In one sense, there was less pressure to do so. While national civil services were overhauling themselves in the Eighties, the Commission was spared the pain. The period coincided with an expansion in EU activities as the drive towards the single market gained speed, social policy moved up the agenda and new horizons opened in central and eastern Europe.

Such demands meant there was rarely difficulty in securing extra staff when it was felt justified. Those days are over, as governments now subject all the EU's institutions - but particularly the Commission - to the same rigour and as ever fewer areas of Union activity escape the constraints of a single currency.

The Commission is now implementing the third phase of its sound financial management programme, ensuring a coherent budgetary culture throughout all its departments.

Later this month, it is expected to give the go-ahead to the first phase of plans to modernise its administration and personnel by devolving tasks to individual departments.

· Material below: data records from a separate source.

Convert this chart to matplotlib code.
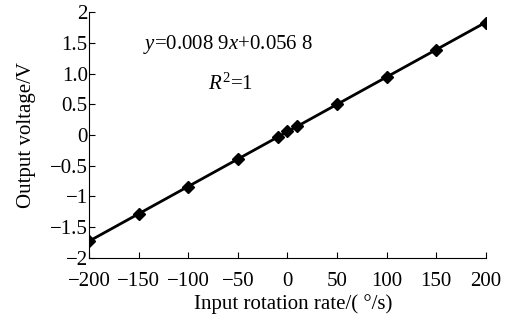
import numpy as np
import matplotlib
matplotlib.use('Agg')
import matplotlib.pyplot as plt

# input rotation rate (deg/s) and measured output voltage (V)
rate = [-200, -150, -100, -50, -10, 0, 10, 50, 100, 150, 200]
volt = [-1.72, -1.29, -0.84, -0.39, -0.04, 0.06, 0.14, 0.51, 0.95, 1.39, 1.83]

xticks = [-200, -150, -100, -50, 0, 50, 100, 150, 200]
xtick_labels = ['\u2212200', '\u2212150', '\u2212100', '\u221250', '0', '50', '100', '150', '200']
yticks = [-2, -1.5, -1, -0.5, 0, 0.5, 1.0, 1.5, 2]
ytick_labels = ['\u22122', '\u22121.5', '\u22121', '\u22120.5', '0', '0.5', '1.0', '1.5', '2']

plt.rcParams['font.family'] = ['Liberation Serif', 'DejaVu Serif']
plt.rcParams['mathtext.fontset'] = 'custom'
plt.rcParams['mathtext.rm'] = 'Liberation Serif'
plt.rcParams['mathtext.it'] = 'Liberation Serif:italic'

fig = plt.figure(figsize=(5.12, 3.2), dpi=100, facecolor='w')
ax = fig.add_axes([0.174, 0.194, 0.775, 0.768])

# fitted line
p = np.polyfit(rate, volt, 1)
xl = np.array([min(rate), max(rate)])
ax.plot(xl, np.polyval(p, xl), color='k', linewidth=2.0, zorder=2)
ax.plot(rate, volt, linestyle='none', marker='D', markersize=6.5, color='k', zorder=3)

ax.set_xlim(-200, 200)
ax.set_ylim(-2, 2)
ax.set_xticks(xticks)
ax.set_xticklabels(xtick_labels)
ax.set_yticks(yticks)
ax.set_yticklabels(ytick_labels)
ax.tick_params(direction='in', length=4, width=0.8, labelsize=15)
ax.tick_params(axis='x', pad=10)
ax.tick_params(axis='y', pad=1)
for s in ['top', 'right']:
    ax.spines[s].set_visible(False)
for s in ['left', 'bottom']:
    ax.spines[s].set_linewidth(0.8)

ax.set_xlabel('Input rotation rate/( \u00b0/s)', fontsize=15)
ax.set_ylabel('Output voltage/V', fontsize=15)
ax.xaxis.set_label_coords(0.515, -0.148)
ax.yaxis.set_label_coords(-0.135, 0.5)

ax.text(0.135, 0.85, r'$y$=0.008 9$x$+0.056 8', transform=ax.transAxes, fontsize=15)
ax.text(0.30, 0.685, r'$R^2$=1', transform=ax.transAxes, fontsize=15)

plt.savefig('out.png', dpi=100)
plt.close(fig)
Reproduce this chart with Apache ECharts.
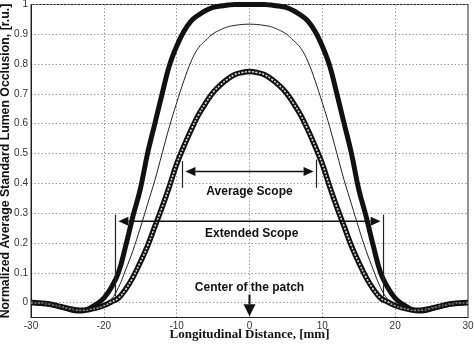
<!DOCTYPE html>
<html>
<head>
<meta charset="utf-8">
<script src="https://cdn.jsdelivr.net/npm/echarts@6/dist/echarts.min.js"></script>
<style>html,body{margin:0;padding:0;background:#fff}#c{width:474px;height:345px}</style>
</head>
<body>
<div id="c"></div>
<script>
// Longitudinal distance [mm]
const xs = [-30,-29,-28,-27,-26,-25,-24,-23,-22,-21,-20,-19,-18,-17,-16,-15,-14,-13,-12,-11,-10,-9,-8,-7,-6,-5,-4,-3,-2,-1,0,
            1,2,3,4,5,6,7,8,9,10,11,12,13,14,15,16,17,18,19,20,21,22,23,24,25,26,27,28,29,30];
// Outer thick curve (peak 1.0, flat top)
const outerCurve = [0,-0.002,-0.004,-0.008,-0.014,-0.021,-0.027,-0.028,-0.02,-0.005,0.015,0.05,0.10,0.19,0.29,0.38,0.50,0.60,0.70,0.795,0.86,0.91,0.945,0.965,0.98,0.99,0.995,0.998,1.0,1.0,1.0,
                    1.0,1.0,0.998,0.995,0.99,0.98,0.965,0.945,0.91,0.86,0.795,0.70,0.60,0.50,0.38,0.29,0.19,0.10,0.05,0.015,-0.005,-0.02,-0.028,-0.027,-0.021,-0.014,-0.008,-0.004,-0.002,0];
// Thin curve (peak ~0.934)
const thinCurve = [0,-0.001,-0.003,-0.007,-0.013,-0.019,-0.024,-0.025,-0.022,-0.016,-0.008,0.01,0.05,0.11,0.175,0.25,0.33,0.41,0.50,0.59,0.67,0.745,0.81,0.855,0.88,0.902,0.915,0.925,0.93,0.933,0.934,
                   0.933,0.93,0.925,0.915,0.902,0.88,0.855,0.81,0.745,0.67,0.59,0.50,0.41,0.33,0.25,0.175,0.11,0.05,0.01,-0.008,-0.016,-0.022,-0.025,-0.024,-0.019,-0.013,-0.007,-0.003,-0.001,0];
// Circle-marker curve (peak ~0.775)
const circleCurve = [0,-0.001,-0.003,-0.007,-0.013,-0.019,-0.024,-0.026,-0.023,-0.018,-0.01,0.002,0.015,0.045,0.085,0.135,0.19,0.255,0.32,0.39,0.465,0.525,0.58,0.63,0.67,0.705,0.73,0.75,0.765,0.772,0.775,
                     0.772,0.765,0.75,0.73,0.705,0.67,0.63,0.58,0.525,0.465,0.39,0.32,0.255,0.19,0.135,0.085,0.045,0.015,0.002,-0.01,-0.018,-0.023,-0.026,-0.024,-0.019,-0.013,-0.007,-0.003,-0.001,0];
// Tick values
const xTicks = [-30,-20,-10,0,10,20,30];
const yTicks = [0,0.1,0.2,0.3,0.4,0.5,0.6,0.7,0.8,0.9,1];
// Annotations (data coordinates)
const annoTexts = [
  {text:'Average Scope', at:[0,0.373]},
  {text:'Extended Scope', at:[0.3,0.231]},
  {text:'Center of the patch', at:[0,0.051]}
];
const annoLines = [
  [-9.2,0.475,-9.2,0.385],[9.2,0.48,9.2,0.385],
  [-18.4,0.295,-18.4,0.02],[18.4,0.295,18.4,0.02]
];
// arrows: [x1,y1,x2,y2,headAt1,headAt2]
const annoArrows = [
  [-8.8,0.44,8.8,0.44,true,true],
  [-18.0,0.273,18.0,0.273,true,true],
  [0,0.027,0,-0.046,false,true]
];

const pairs = arr => xs.map((x,i)=>[x,arr[i]]);
const font = 'Liberation Sans, Arial, Helvetica, sans-serif';

function head(tip, from, len, wid){
  const dx = tip[0]-from[0], dy = tip[1]-from[1];
  const d = Math.hypot(dx,dy)||1, ux=dx/d, uy=dy/d;
  const bx = tip[0]-ux*len, by = tip[1]-uy*len;
  return [[tip[0],tip[1]],[bx-uy*wid/2,by+ux*wid/2],[bx+uy*wid/2,by-ux*wid/2]];
}

const chart = echarts.init(document.getElementById('c'), null, {renderer:'canvas'});
chart.setOption({
  animation:false,
  backgroundColor:'#fff',
  grid:{left:31,right:6,top:4.5,bottom:27.5,show:true,borderColor:'#222',borderWidth:1,backgroundColor:'transparent',
        containLabel:false,outerBoundsMode:'none'},
  xAxis:{
    type:'value',min:-30,max:30,interval:10,
    axisLine:{show:true,onZero:false,lineStyle:{color:'#222',width:1}},
    axisTick:{show:false},
    splitLine:{show:true,lineStyle:{color:'#9a9a9a',width:1,type:[1.5,2]}},
    axisLabel:{color:'#333',fontSize:10,fontFamily:font,margin:4,customValues:xTicks},
    name:'Longitudinal Distance, [mm]',nameLocation:'middle',nameGap:11,nameMoveOverlap:false,
    nameTextStyle:{fontFamily:'Liberation Serif, Times New Roman, serif',fontWeight:'bold',fontSize:13,color:'#111'}
  },
  yAxis:{
    type:'value',min:-0.05,max:1,
    axisLine:{show:true,onZero:false,lineStyle:{color:'#222',width:1}},
    axisTick:{show:false,customValues:yTicks},
    splitLine:{show:true,lineStyle:{color:'#9a9a9a',width:1,type:[1.5,2]}},
    axisLabel:{color:'#333',fontSize:10,fontFamily:font,margin:3,customValues:yTicks,
      formatter:v=>String(+(+v).toFixed(1))},
    name:'Normalized Average Standard Lumen Occlusion, [r.u.]',nameLocation:'middle',nameGap:19,nameRotate:90,nameMoveOverlap:false,
    nameTextStyle:{fontFamily:font,fontWeight:'bold',fontSize:12.3,color:'#111'}
  },
  series:[
    {type:'line',data:pairs(outerCurve),smooth:0.4,showSymbol:false,lineStyle:{color:'#111',width:5},z:2},
    {type:'line',data:pairs(circleCurve),smooth:0.4,showSymbol:false,lineStyle:{color:'#111',width:5.5},z:3},
    {type:'line',data:pairs(circleCurve),smooth:0.4,showSymbol:false,lineStyle:{color:'#d8d8d8',width:1.6,type:[2,1.5]},z:4},
    {type:'line',data:pairs(thinCurve),smooth:0.4,showSymbol:false,lineStyle:{color:'#222',width:1},z:5},
    {type:'custom',coordinateSystem:'cartesian2d',data:[[0,0]],silent:true,z:10,clip:false,
      renderItem:(params,api)=>{
        const ch=[];
        annoLines.forEach(l=>{
          const p1=api.coord([l[0],l[1]]),p2=api.coord([l[2],l[3]]);
          ch.push({type:'line',shape:{x1:p1[0],y1:p1[1],x2:p2[0],y2:p2[1]},style:{stroke:'#222',lineWidth:1.2}});
        });
        annoArrows.forEach(a=>{
          const p1=api.coord([a[0],a[1]]),p2=api.coord([a[2],a[3]]);
          const vertical = Math.abs(p1[0]-p2[0])<1;
          const len = vertical?12:10, wid = vertical?12:9;
          const s1 = a[4]?head(p1,p2,len,wid):null, s2 = a[5]?head(p2,p1,len,wid):null;
          const q1 = a[4]?[(s1[1][0]+s1[2][0])/2,(s1[1][1]+s1[2][1])/2]:p1;
          const q2 = a[5]?[(s2[1][0]+s2[2][0])/2,(s2[1][1]+s2[2][1])/2]:p2;
          ch.push({type:'line',shape:{x1:q1[0],y1:q1[1],x2:q2[0],y2:q2[1]},style:{stroke:'#111',lineWidth:vertical?2:1.4}});
          if(s1) ch.push({type:'polygon',shape:{points:s1},style:{fill:'#111'}});
          if(s2) ch.push({type:'polygon',shape:{points:s2},style:{fill:'#111'}});
        });
        annoTexts.forEach(t=>{
          const p=api.coord(t.at);
          ch.push({type:'text',x:p[0],y:p[1],style:{text:t.text,fontFamily:font,fontWeight:'bold',fontSize:12,fill:'#111',align:'center',verticalAlign:'middle'}});
        });
        return {type:'group',children:ch};
      }
    }
  ]
});
</script>
</body>
</html>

These are likely to be followed by a more ambitious internal reform: an overhaul of the number of Commission departments and of the role of Commissioners so that these, in the words of the new Treaty of Amsterdam, “ensure an optimum division between conventional portfolios and specific tasks”.

Whether these internal reforms achieve their various objectives remains to be seen. But there is no doubt that the organisational changes are being accompanied by a clear shift in the nature of the Commission's work.

The institution, partly under the pragmatic influence brought to bear by new member states such as Sweden and Finland, is no longer providing the political leadership it did in the late Eighties. Instead, it is fulfilling a less glamorous, administrative role.

Not everyone is happy with the evolution, but it has removed much of the bête noire stigma which had until recently been attached to the institution. Whatever policy achievements Santer and his colleagues bequeath to their successors at the end of 1999, that legacy is likely to include a new direction for the Commission.